At the Crimean Platform summit on 23 August, which will bring together world leaders, it is planned to approve the Crimean Charter, a document condemning the policy of the Russian Federation in Crimea. The next step, based on the Charter, will be the consolidation of sanctions policy and approval of new sanctions or mechanisms to put pressure on Russia.
“Each country can find its role in the Platform. Somebody can vote rightfully in the UN, somebody can make more, impose sanctions and economic pressure,” said Kuleba.
He also outlined five priorities of the Platform:
•consolidating the non-recognition policy;
•improving the effectiveness of sanctions and blocking ways of their circumvention;
•finding answers to security threats, including those to freedom of navigation;
•protecting human rights and international humanitarian law;
•and overcoming negative consequences for the economy and environment.

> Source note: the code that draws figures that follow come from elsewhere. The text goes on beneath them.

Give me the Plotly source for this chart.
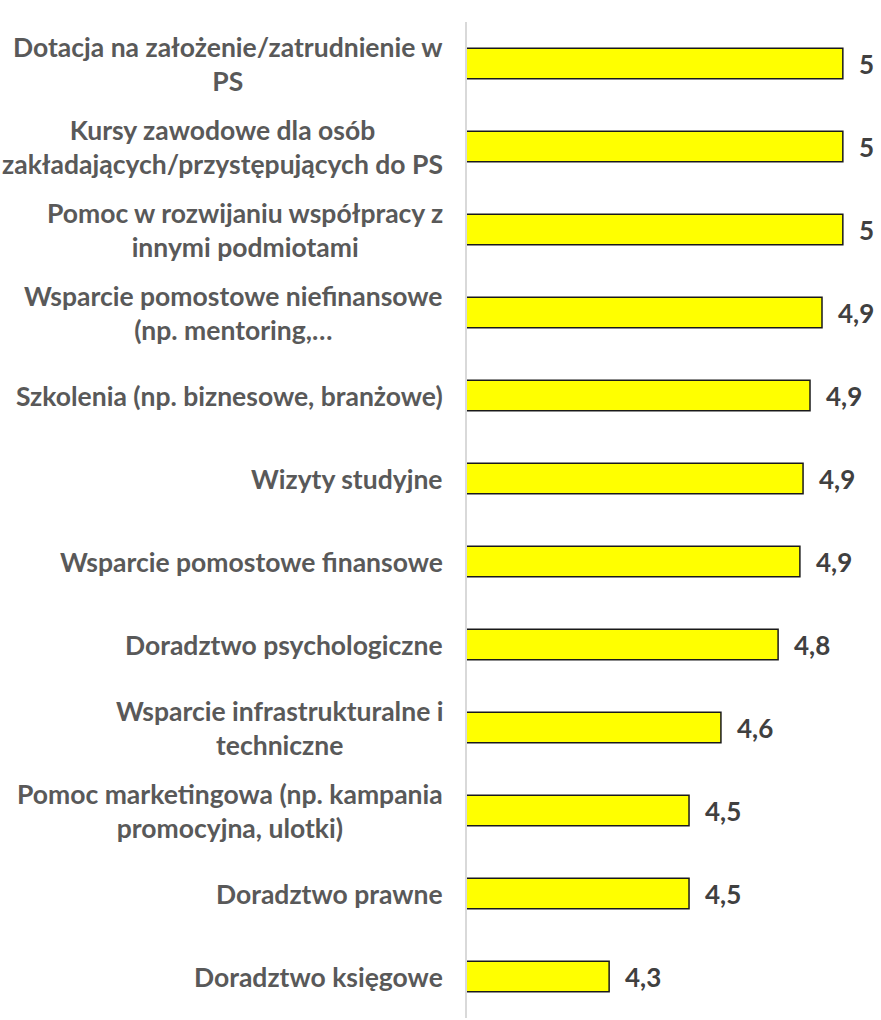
import plotly.graph_objects as go

categories = [
    "Dotacja na założenie/zatrudnienie w<br>PS",
    "Kursy zawodowe dla osób<br>zakładających/przystępujących do PS",
    "Pomoc w rozwijaniu współpracy z<br>innymi podmiotami",
    "Wsparcie pomostowe niefinansowe<br>(np. mentoring,…",
    "Szkolenia (np. biznesowe, branżowe)",
    "Wizyty studyjne",
    "Wsparcie pomostowe finansowe",
    "Doradztwo psychologiczne",
    "Wsparcie infrastrukturalne i<br>techniczne",
    "Pomoc marketingowa (np. kampania<br>promocyjna, ulotki)",
    "Doradztwo prawne",
    "Doradztwo księgowe",
]
values = [4.99, 4.99, 4.99, 4.924, 4.886, 4.864, 4.854, 4.785, 4.604, 4.503, 4.503, 4.25]
value_labels = ["5", "5", "5", "4,9", "4,9", "4,9", "4,9", "4,8", "4,6", "4,5", "4,5", "4,3"]

FONT = "Lato, 'Open Sans', sans-serif"

fig = go.Figure(go.Bar(
    x=values, y=categories, orientation="h",
    marker=dict(color="#FFFF00", line=dict(color="#1a1a1a", width=1.5)),
    hoverinfo="skip",
))

annotations = []
for c, v, t in zip(categories, values, value_labels):
    annotations.append(dict(
        x=v, y=c, xref="x", yref="y", text=t, showarrow=False,
        xanchor="left", xshift=14,
        font=dict(family=FONT, size=26, color="#404040", weight="bold"),
    ))
    annotations.append(dict(
        x=0, y=c, xref="paper", yref="y", text=c, showarrow=False,
        xanchor="right", xshift=-22, align="center",
        font=dict(family=FONT, size=26.5, color="#595959", weight="bold"),
    ))

fig.update_layout(
    width=881, height=1020,
    margin=dict(l=467, r=35, t=22, b=2),
    paper_bgcolor="white", plot_bgcolor="white",
    showlegend=False, bargap=0.63,
    annotations=annotations,
    xaxis=dict(range=[3.8, 5.0], visible=False, showgrid=False, zeroline=False),
    yaxis=dict(autorange="reversed", showticklabels=False, showgrid=False,
               showline=True, linecolor="#d9d9d9", linewidth=1.5, ticks=""),
)

fig.write_html("out.html", config={"displayModeBar": False},
               post_script="document.body.style.margin='0';document.body.style.overflow='hidden';")
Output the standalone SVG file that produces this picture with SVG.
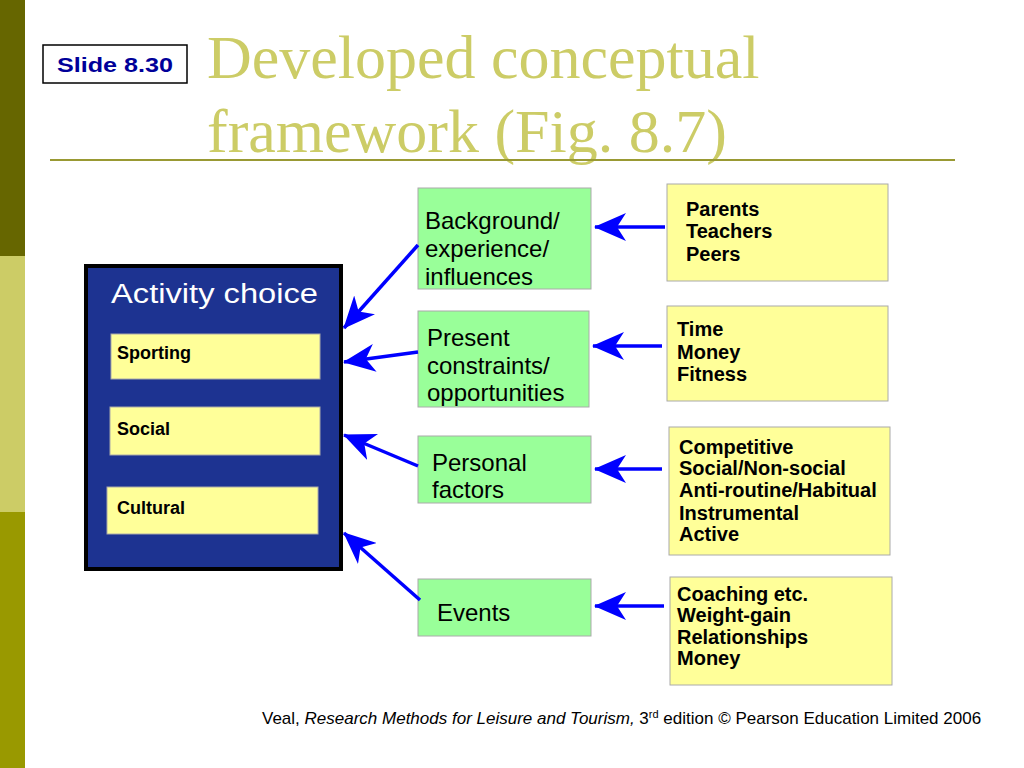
<svg xmlns="http://www.w3.org/2000/svg" width="1024" height="768" viewBox="0 0 1024 768">
<style>
.s{font-family:"Liberation Sans",Arial,sans-serif}
.b{font-family:"Liberation Sans",Arial,sans-serif;font-weight:bold;fill:#000}
.g{font-family:"Liberation Sans",Arial,sans-serif;font-size:24px;fill:#000}
.gr{fill:#99ff99;stroke:#aaaaaa;stroke-width:1}
.ye{fill:#ffff99;stroke:#aaaaaa;stroke-width:1}
.c{stroke:#0000ff;stroke-width:3.5;fill:none;marker-end:url(#a)}
</style>
<defs>
<marker id="a" viewBox="0 0 32 28" refX="31" refY="14" markerWidth="32" markerHeight="28" markerUnits="userSpaceOnUse" orient="auto">
<path d="M32,14 L0,0 L9,14 L0,28 Z" fill="#0000ff"/>
</marker>
</defs>
<rect width="1024" height="768" fill="#fff"/>
<rect x="0" y="0" width="25" height="256" fill="#666600"/>
<rect x="0" y="256" width="25" height="256" fill="#cccc66"/>
<rect x="0" y="512" width="25" height="256" fill="#999900"/>
<g id="slide"><rect x="43" y="45" width="144" height="38" fill="#fff" stroke="#000" stroke-width="1.5"/>
<text x="57" y="72" class="s" font-size="21" font-weight="bold" fill="#000099" textLength="116" lengthAdjust="spacingAndGlyphs">Slide 8.30</text></g>
<g id="title" font-family="'Liberation Serif','Times New Roman',serif" font-size="62" fill="#cccc66">
<text x="207" y="78">Developed conceptual</text>
<text x="207" y="152">framework (Fig. 8.7)</text></g>
<line x1="50" y1="160" x2="955" y2="160" stroke="#999933" stroke-width="2"/>
<g id="activity"><rect x="86" y="266" width="255" height="303" fill="#1d3391" stroke="#000" stroke-width="4"/>
<text x="111" y="303" class="s" font-size="27" fill="#fff" textLength="207" lengthAdjust="spacingAndGlyphs">Activity choice</text></g>
<g id="sporting"><rect x="111" y="334" width="209" height="45" class="ye"/><text x="117" y="359" class="b" font-size="18">Sporting</text></g>
<g id="social"><rect x="110" y="407" width="210" height="48" class="ye"/><text x="117" y="435" class="b" font-size="18">Social</text></g>
<g id="cultural"><rect x="107" y="487" width="211" height="47" class="ye"/><text x="117" y="514" class="b" font-size="18">Cultural</text></g>
<g id="background"><rect x="418" y="188" width="173" height="101" class="gr"/><text class="g"><tspan x="425" y="229">Background/</tspan><tspan x="425" y="257">experience/</tspan><tspan x="425" y="285">influences</tspan></text></g>
<g id="present"><rect x="418" y="311" width="171" height="96" class="gr"/><text class="g"><tspan x="427" y="346">Present</tspan><tspan x="427" y="374">constraints/</tspan><tspan x="427" y="401">opportunities</tspan></text></g>
<g id="personal"><rect x="418" y="436" width="173" height="67" class="gr"/><text class="g"><tspan x="432" y="471">Personal</tspan><tspan x="432" y="498">factors</tspan></text></g>
<g id="events"><rect x="418" y="579" width="173" height="57" class="gr"/><text x="437" y="621" class="g">Events</text></g>
<g id="r1"><rect x="667" y="184" width="221" height="97" class="ye"/><text class="b" font-size="20"><tspan x="686" y="216">Parents</tspan><tspan x="686" y="238">Teachers</tspan><tspan x="686" y="261">Peers</tspan></text></g>
<g id="r2"><rect x="667" y="306" width="221" height="95" class="ye"/><text class="b" font-size="20"><tspan x="677" y="336">Time</tspan><tspan x="677" y="359">Money</tspan><tspan x="677" y="381">Fitness</tspan></text></g>
<g id="r3"><rect x="669" y="427" width="221" height="128" class="ye"/><text class="b" font-size="20"><tspan x="679" y="454">Competitive</tspan><tspan x="679" y="475">Social/Non-social</tspan><tspan x="679" y="497">Anti-routine/Habitual</tspan><tspan x="679" y="520">Instrumental</tspan><tspan x="679" y="541">Active</tspan></text></g>
<g id="r4"><rect x="670" y="577" width="222" height="108" class="ye"/><text class="b" font-size="20"><tspan x="677" y="601">Coaching etc.</tspan><tspan x="677" y="622">Weight-gain</tspan><tspan x="677" y="644">Relationships</tspan><tspan x="677" y="665">Money</tspan></text></g>
<g id="connectors">
<line x1="665" y1="227" x2="595" y2="227" class="c"/>
<line x1="662" y1="346" x2="593" y2="346" class="c"/>
<line x1="662" y1="469" x2="595" y2="469" class="c"/>
<line x1="664" y1="606" x2="595" y2="606" class="c"/>
<line x1="418" y1="245" x2="344" y2="328" class="c"/>
<line x1="418" y1="352" x2="344" y2="362" class="c"/>
<line x1="418" y1="466" x2="344" y2="435" class="c"/>
<line x1="420" y1="600" x2="344" y2="533" class="c"/>
</g>
<text x="262" y="724" class="s" font-size="17" fill="#000">Veal, <tspan font-style="italic">Research Methods for Leisure and Tourism,</tspan> 3<tspan font-size="11" dy="-6">rd</tspan><tspan dy="6"> edition © Pearson Education Limited 2006</tspan></text>
</svg>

All this should soften the consequences of occupation, ensure freedom for Crimean inhabitants, and decriminalize inner opposition there. Additionally, the states who joined the platform will form their group in PACE to lobby the Crimean issue in the Council of Europe as well.
Ukraine also plans to establish an annual Security Forum for the Azov and Black Seas and the Eastern Mediterranean.
At the same time, domestic work within Ukraine in preparation for the platform, to form a solid domestic basis for foreign policy endeavors, is crucial.
“The National Security Council of Ukraine is working on a comprehensive de-occupation strategy. We are focusing on updating the Ukrainian legislation on sanctions, abolishing the infamous law on the Crimean “free economic zone,” introducing a law on legal and social protection of persons illegally detained by Russia, ensuring the rights and providing for the needs of internally displaced persons. The Crimean Platform will become a foreign policy instrument of the de-occupation strategy,” said Emine Dzheppar.
The activities of the expert community have already started under the auspices of the Crimean Platform negotiation process. Pilot projects researching the Russian military-industrial complex on the peninsula will facilitate better understanding by European and Euro-Atlantic partners of the threats, including nuclear.
“These are the steps toward a better understanding of why anyone beside Ukraine should care about Crimea, and we see positive developments in this regard,” concluded Dzheppar.